Think about how you’ll use the car. The high residual values on all-wheel-drive vehicles like the Subaru Forester or Toyota RAV4 make them fantastic lease candidates in Portland. If you’re staying in the city, leasing an electric vehicle (EV) can be a great option, especially with Oregon’s Charge Ahead Rebate program, which can further lower your overall cost.

Wear & Tear Considerations

Dealerships in the Portland area are very familiar with “PNW wear.” This includes things like minor scuffs from parallel parking in the Pearl District or rock chips from driving on gravel roads to trailheads. When your lease ends, a third-party inspector will assess the car. Be honest about any damage. It’s often cheaper to fix excessive scratches or curb rash on your wheels *before* you turn the car in.

Frequently Asked Questions

Can I negotiate the capitalized cost on a car lease?

Yes, absolutely. The capitalized cost is the vehicle’s selling price, and you should negotiate it just as you would if you were buying the car outright.

Is it better to lease or buy a car in Portland?

It depends on your lifestyle.
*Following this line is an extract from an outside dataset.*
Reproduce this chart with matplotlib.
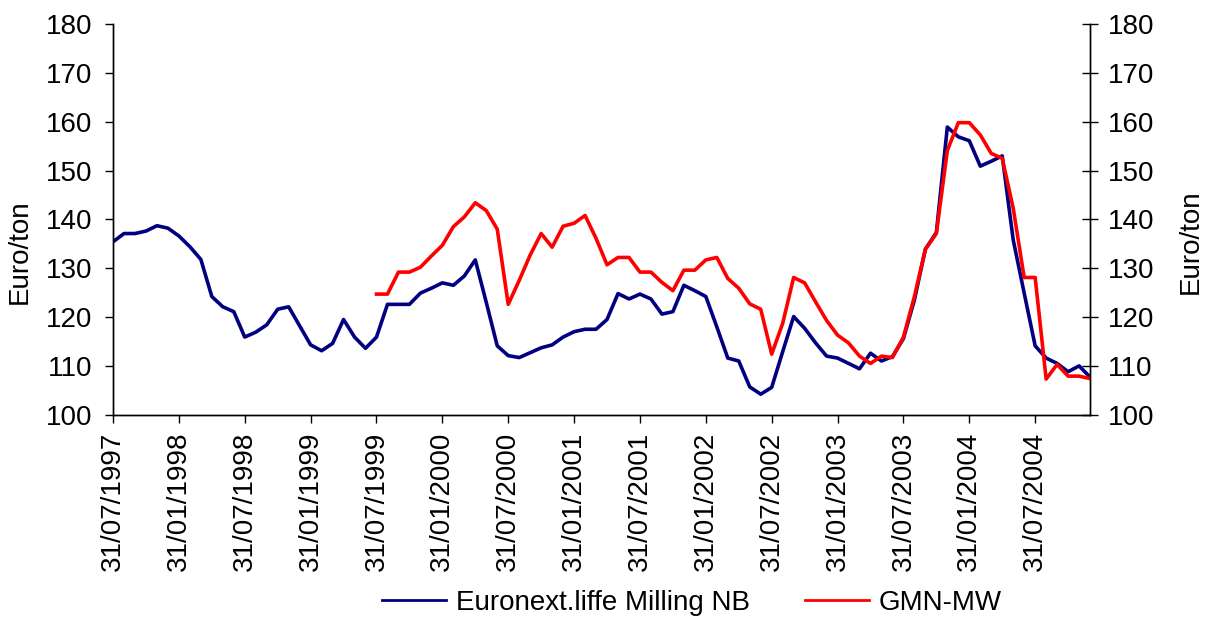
import matplotlib
matplotlib.use("Agg")
import matplotlib.pyplot as plt
import numpy as np

plt.rcParams['font.family'] = ['Liberation Sans', 'DejaVu Sans']

# monthly prices, Jul 1997 .. Dec 2004 (Euro/ton)
euronext = [135.4, 137.1, 137.1, 137.6, 138.7, 138.2, 136.6, 134.4, 131.8, 124.2,
            122.1, 121.1, 115.9, 116.9, 118.4, 121.6, 122.1, 118.2, 114.3, 113.1,
            114.6, 119.5, 115.9, 113.6, 115.9, 122.6, 122.6, 122.6, 124.9, 125.9,
            127.0, 126.5, 128.4, 131.7, 123.0, 114.1, 112.1, 111.7, 112.7, 113.7,
            114.3, 115.9, 117.0, 117.5, 117.5, 119.5, 124.8, 123.7, 124.7, 123.7,
            120.6, 121.1, 126.5, 125.4, 124.2, 118.0, 111.6, 111.0, 105.7, 104.2,
            105.6, 112.9, 120.1, 117.7, 114.7, 112.0, 111.6, 110.5, 109.4, 112.6,
            111.0, 111.9, 115.6, 123.5, 133.9, 137.3, 158.9, 156.9, 156.1, 150.9,
            151.9, 153.0, 135.8, 124.9, 114.1, 111.6, 110.5, 108.8, 110.0, 107.7]

# GMN-MW starts in Jul 1999
gmn = [np.nan] * 24 + [
    124.7, 124.7, 129.2, 129.2, 130.2, 132.5, 134.7, 138.5, 140.5, 143.4,
    141.8, 138.0, 122.6, 127.5, 132.7, 137.1, 134.3, 138.6, 139.2, 140.8,
    136.1, 130.7, 132.2, 132.2, 129.2, 129.2, 127.1, 125.4, 129.6, 129.6,
    131.7, 132.2, 127.9, 125.9, 122.7, 121.6, 112.4, 118.7, 128.1, 127.0,
    123.1, 119.3, 116.3, 114.7, 112.0, 110.5, 112.0, 111.7, 115.9, 124.2,
    133.9, 137.1, 154.1, 159.8, 159.8, 157.3, 153.5, 152.5, 142.3, 128.1,
    128.1, 107.3, 110.3, 107.9, 107.9, 107.4]

tick_labels = ['31/07/1997', '31/01/1998', '31/07/1998', '31/01/1999', '31/07/1999',
               '31/01/2000', '31/07/2000', '31/01/2001', '31/07/2001', '31/01/2002',
               '31/07/2002', '31/01/2003', '31/07/2003', '31/01/2004', '31/07/2004']

x = np.arange(len(euronext))

fig = plt.figure(figsize=(12.14, 6.32), dpi=100)
ax = fig.add_axes([0.0931, 0.3438, 0.8048, 0.6182])
ax2 = ax.twinx()

l1, = ax.plot(x, euronext, color='#000080', lw=2.6, label='Euronext.liffe Milling NB')
l2, = ax2.plot(x, gmn, color='#FF0000', lw=2.6, label='GMN-MW')

for a in (ax, ax2):
    a.set_xlim(0, len(euronext) - 1)
    a.set_ylim(100, 180)
    a.set_yticks(np.arange(100, 181, 10))
    a.spines['top'].set_visible(False)
    for s in a.spines.values():
        s.set_linewidth(1.0)

ax.set_xticks(np.arange(0, len(euronext), 6))
ax.set_xticklabels(tick_labels, rotation=90, fontsize=20)
ax.tick_params(axis='x', direction='out', length=6, width=1, pad=6)
ax.tick_params(axis='y', direction='out', length=6, width=1, pad=9, labelsize=20)
ax2.tick_params(axis='y', direction='inout', length=11, width=1, pad=7, labelsize=20)

ax.set_ylabel('Euro/ton', fontsize=20)
ax2.set_ylabel('Euro/ton', fontsize=20)
ax.yaxis.set_label_coords(-0.082, 0.416)
ax2.yaxis.set_label_coords(1.090, 0.442)

leg = fig.legend(handles=[l1, l2], loc='center', bbox_to_anchor=(692 / 1214, 0.046),
                 ncol=2, frameon=False, fontsize=20, handlelength=2.3,
                 handletextpad=0.35, columnspacing=2.0)
for h in leg.get_lines():
    h.set_linewidth(2)

fig.savefig('out.png', dpi=100)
If you drive a predictable number of miles, enjoy having a new car every few years under warranty, and want lower monthly payments, leasing can be a great choice for Portland drivers.

What is considered ‘excess wear and tear’ on a lease?

This typically includes things beyond small scratches and dings, such as large dents, cracked glass, bald tires, or significant interior damage. Your lease agreement will have specific guidelines.

Can I buy my car at the end of the lease?

Yes. Your lease contract will specify a “buyout price” or “purchase option price,” which is the residual value. If you love the car and it’s in great shape, this can sometimes be a good deal.